5. A method as in claim 2 wherein said loading computing includes the step of computing cargo capacity subject to freeboard zone restrictions.

6. A method as in claim 2 further comprising calculating voyage costs, computing voyage revenues, and computing surplus measured by the difference between said revenues and costs.

7. A method as in claim 6 further comprising normalizing said surplus to an equivalent time charter rate.

8. A method as in claim 1 further comprising modifying selected stored entries of said selected ship record and said selected voyage record.

9. A method as in claim 1 further comprising automatically and sequentially effecting voyage analysis for plural stored ship records in conjunction with a plurality of stored voyage records, and generating an output data presentation in coordinate matrix form.

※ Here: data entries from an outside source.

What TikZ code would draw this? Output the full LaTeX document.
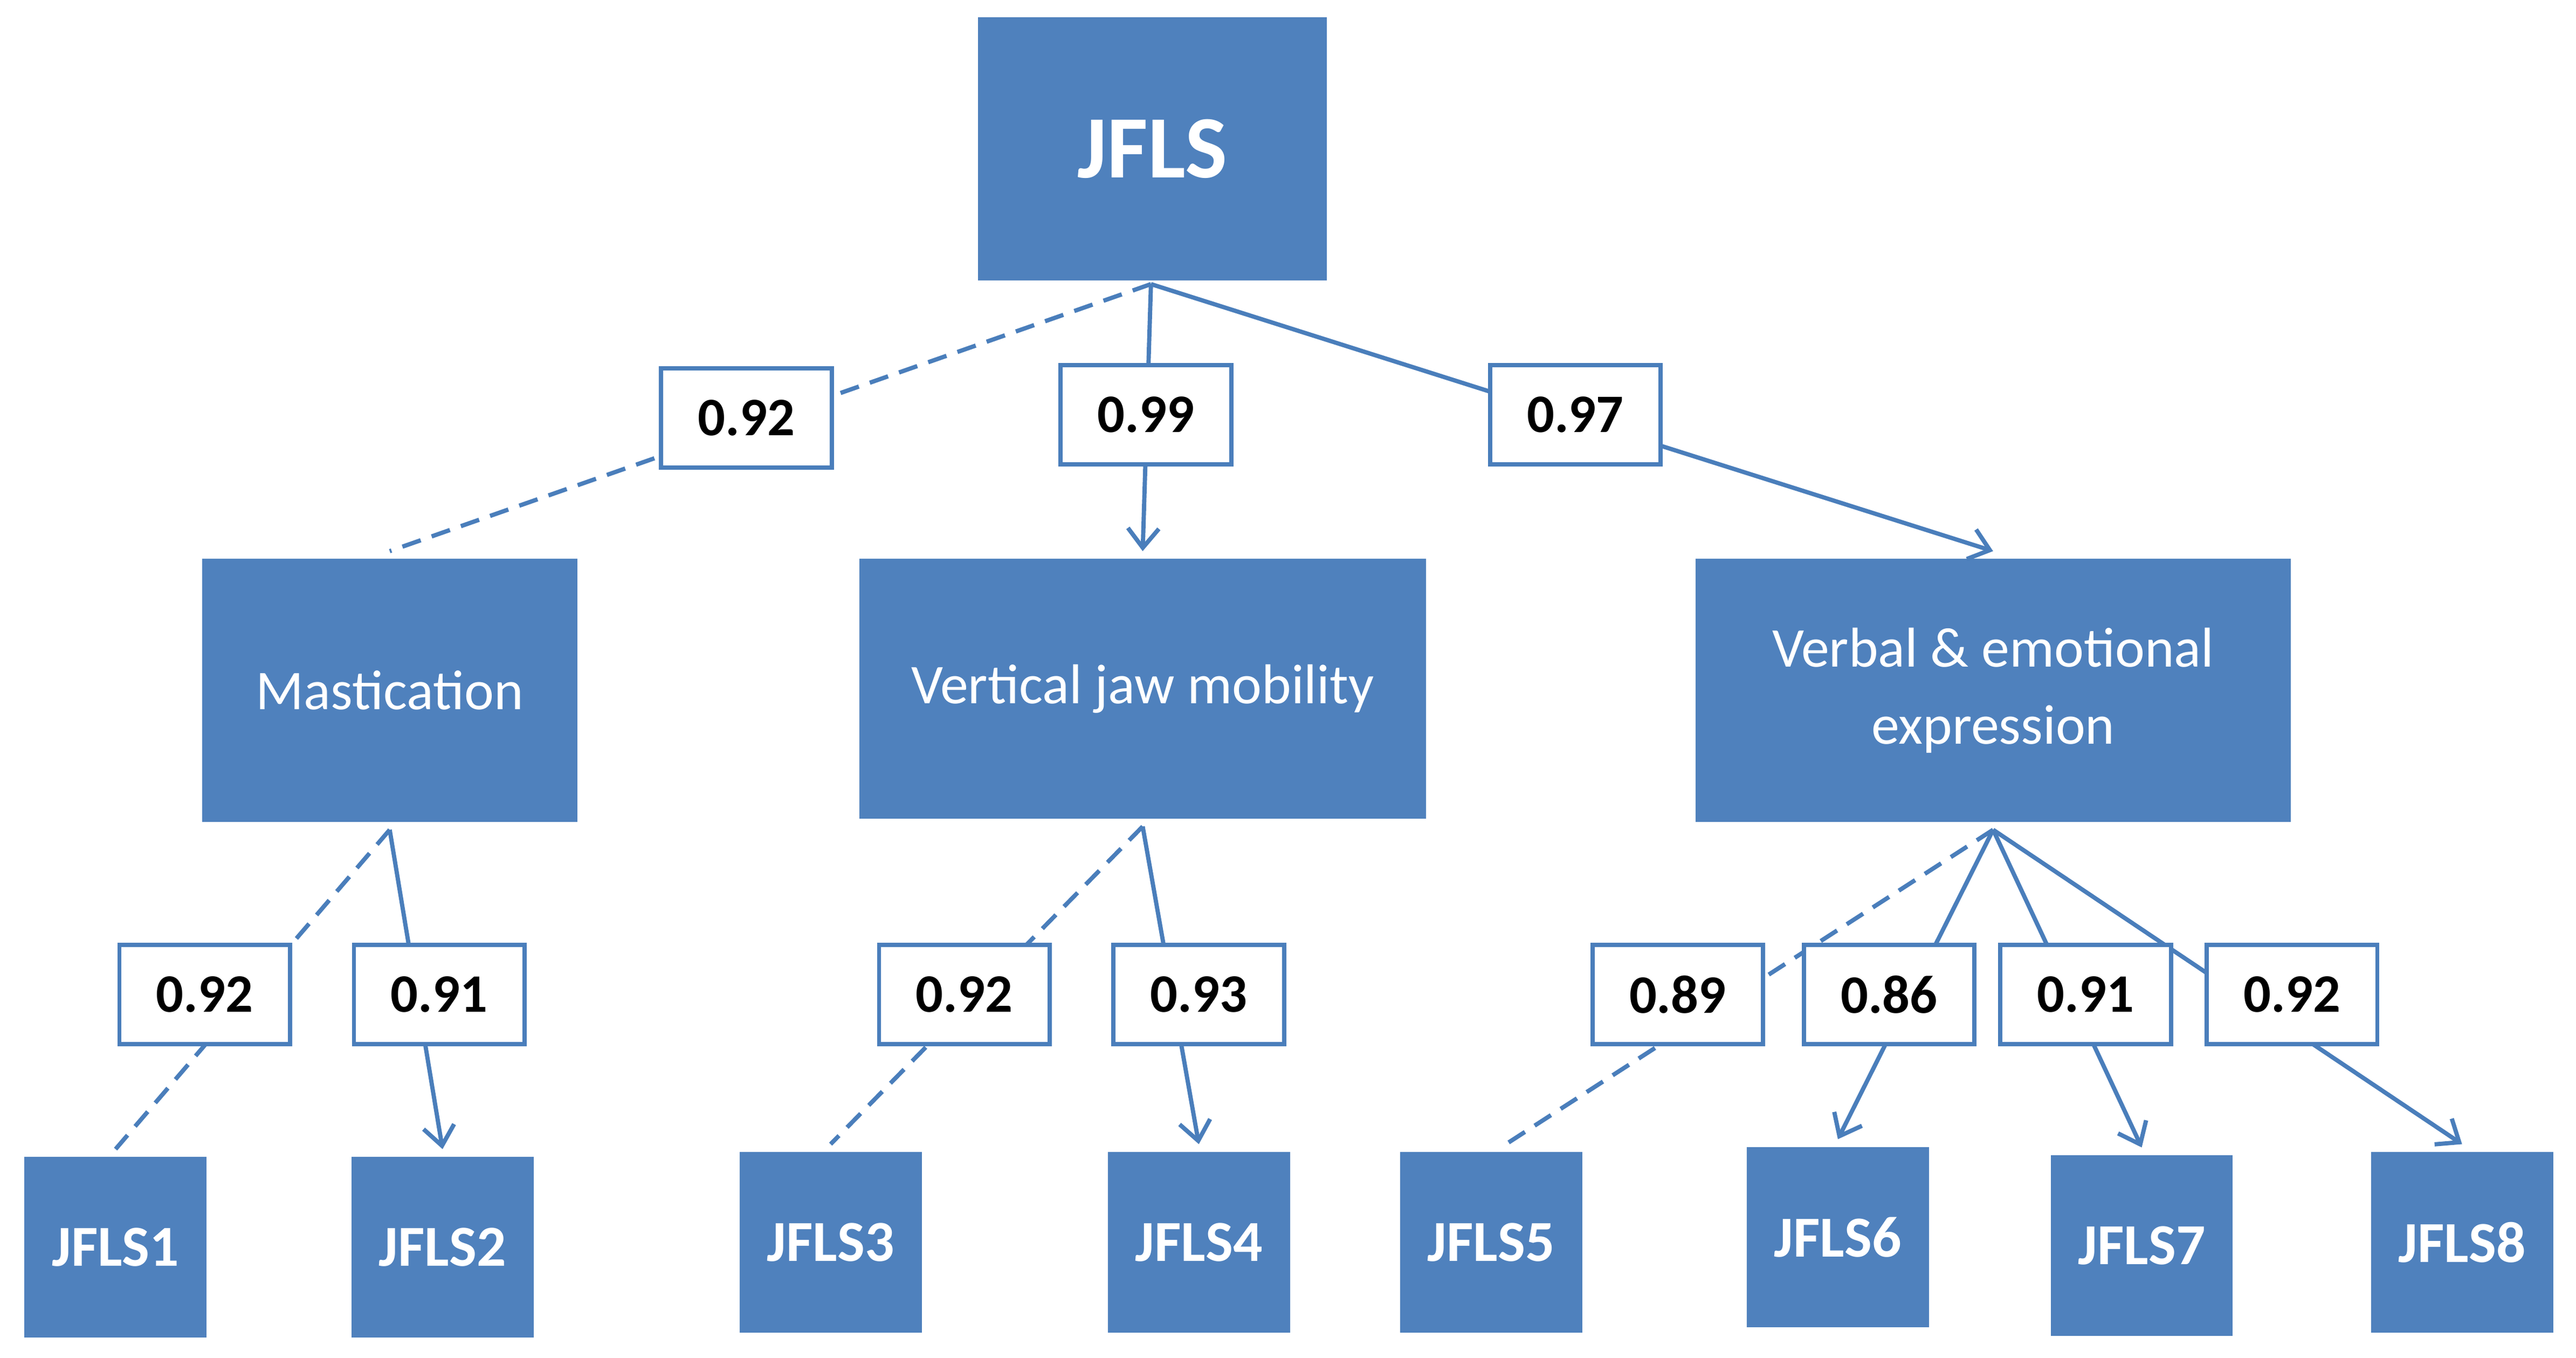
\documentclass[tikz,border=0pt]{standalone}
\usepackage{fontspec}
\setmainfont{Carlito}
\usetikzlibrary{shadows,arrows.meta}
\definecolor{bl}{HTML}{4F81BD}
\definecolor{ln}{HTML}{4A7EBB}
\begin{document}
\begin{tikzpicture}[x=0.03cm,y=-0.03cm,
 box/.style={fill=bl,draw=white,line width=4pt,text=white,align=center,inner sep=0pt,
   drop shadow={shadow xshift=1.5pt,shadow yshift=-1.5pt,opacity=0.35}},
 lab/.style={fill=white,draw=ln,line width=2.2pt,minimum width=3.1cm,minimum height=1.8cm,inner sep=0pt,font=\fontsize{28}{30}\selectfont\bfseries},
 con/.style={ln,line width=2.2pt},
 arr/.style={con,-{Straight Barb[length=10pt,width=16pt]}},
 das/.style={con,dash pattern=on 10pt off 6pt}]
\useasboundingbox (0,0) rectangle (1560,822);
\newcommand\bx[6]{\node[box,minimum width={(#4-#2)*0.03cm},minimum height={(#5-#3)*0.03cm},font=#6] (#1) at ({(#2+#4)/2},{(#3+#5)/2}) {#1};}
\node[box,minimum width=6.48cm,minimum height=4.92cm,font=\fontsize{46}{50}\selectfont\bfseries] (J) at (698,90) {JFLS};
\node[box,minimum width=6.96cm,minimum height=4.92cm,font=\fontsize{29}{34}\selectfont] (M) at (236,418) {Mastication};
\node[box,minimum width=10.44cm,minimum height=4.86cm,font=\fontsize{29}{34}\selectfont] (V) at (692,417) {Vertical jaw mobility};
\node[box,minimum width=10.95cm,minimum height=4.92cm,font=\fontsize{29}{40}\selectfont] (E) at (1207,418) {Verbal \& emotional\\expression};
\tikzset{sb/.style={box,minimum width=3.45cm,minimum height=3.42cm,font=\fontsize{30}{32}\selectfont\bfseries}}
\node[sb] (J1) at (70,755) {JFLS1};
\node[sb] (J2) at (268,755) {JFLS2};
\node[sb] (J3) at (503,752) {JFLS3};
\node[sb] (J4) at (726,752) {JFLS4};
\node[sb] (J5) at (903,752) {JFLS5};
\node[sb] (J6) at (1113,749) {JFLS6};
\node[sb] (J7) at (1297,754) {JFLS7};
\node[sb] (J8) at (1491,752) {JFLS8};
\coordinate (Jb) at (697,172);
\draw[das] (Jb) -- (M.north);
\draw[arr] (Jb) -- (V.north);
\draw[arr] (Jb) -- (E.north);
\draw[das] (M.south) -- (J1.north);
\draw[arr] (M.south) -- (J2.north);
\draw[das] (V.south) -- (J3.north);
\draw[arr] (V.south) -- (J4.north);
\draw[das] (E.south) -- ([xshift=0.27cm]J5.north);
\draw[arr] (E.south) -- (J6.north);
\draw[arr] (E.south) -- (J7.north);
\draw[arr] (E.south) -- (J8.north);
\node[lab] (a) at (452,253) {0.92};
\node[lab] (b) at (694,251) {0.99};
\node[lab] (c) at (954,251) {0.97};
\node[lab] (d) at (124,602) {0.92};
\node[lab] (e) at (266,602) {0.91};
\node[lab] (f) at (584,602) {0.92};
\node[lab] (g) at (726,602) {0.93};
\node[lab] (h) at (1016,602) {0.89};
\node[lab] (i) at (1144,602) {0.86};
\node[lab] (k) at (1263,602) {0.91};
\node[lab] (l) at (1388,602) {0.92};
\end{tikzpicture}
\end{document}
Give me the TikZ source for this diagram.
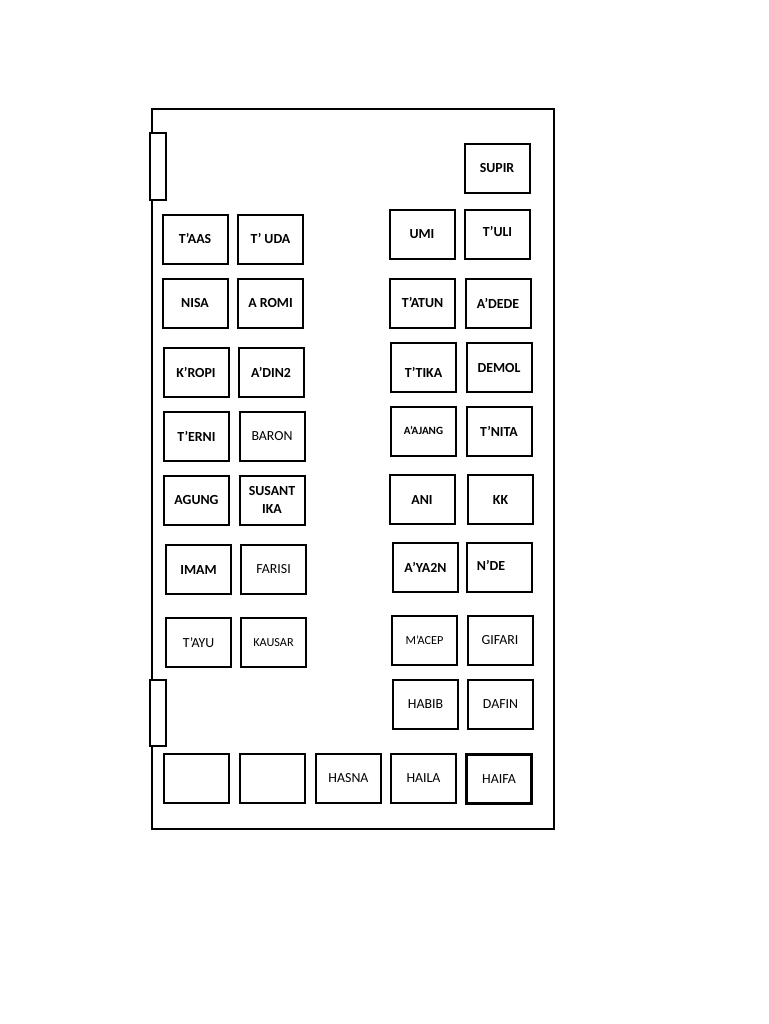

10. Apparatus for effecting voyage analysis computation comprising a general purpose digital computer having a stored program which enables said computer to perform the following steps, storing plural ship records, each including like-ordered ship parameters, in a ship file, storing plural voyage records, each including like-ordered voyage parameters in a voyage file, operatively selecting one of said ship records, operatively selecting one of said voyage records, and determining the cargo loading available to the ship represented by said selected ship record when engaged in the voyage represented by said selected voyage record responsive to said ship and voyage records selected from said storing means therefor.

11. Apparatus as in claim 10 wherein said loading determining step comprises computing the available cargo loading capacity subject to differing restrictions, and selecting the minimum computed loading.

12. Apparatus as in claim 11, wherein said loading computing step includes the step of computing cargo capacity subject to draft restraints.

13. Apparatus as in claim 11 wherein said loading computing includes the step of computing cargo capacity subject to physical ship constraints.

14. Apparatus as in claim 11 wherein said loading computing includes the step of computing cargo capacity subject to freeboard zone restrictions.

15. Apparatus as in claim 11 further comprising calculating voyage costs, computing voyage revenues, and computing surplus measured by the difference between said revenues and costs.

16. Apparatus as in claim 15 further comprising normalizing said surplus to an equivalent time charter rate.

17. Apparatus as in claim 10 further comprising modifying selected stored entries of said selected ship record and said selected voyage record.

18. Apparatus as in claim 17 further comprising automatically and sequentially effecting voyage analysis for plural stored ship records in conjunction with a plurality of stored voyage records, and generating an output data presentation in coordinate matrix form.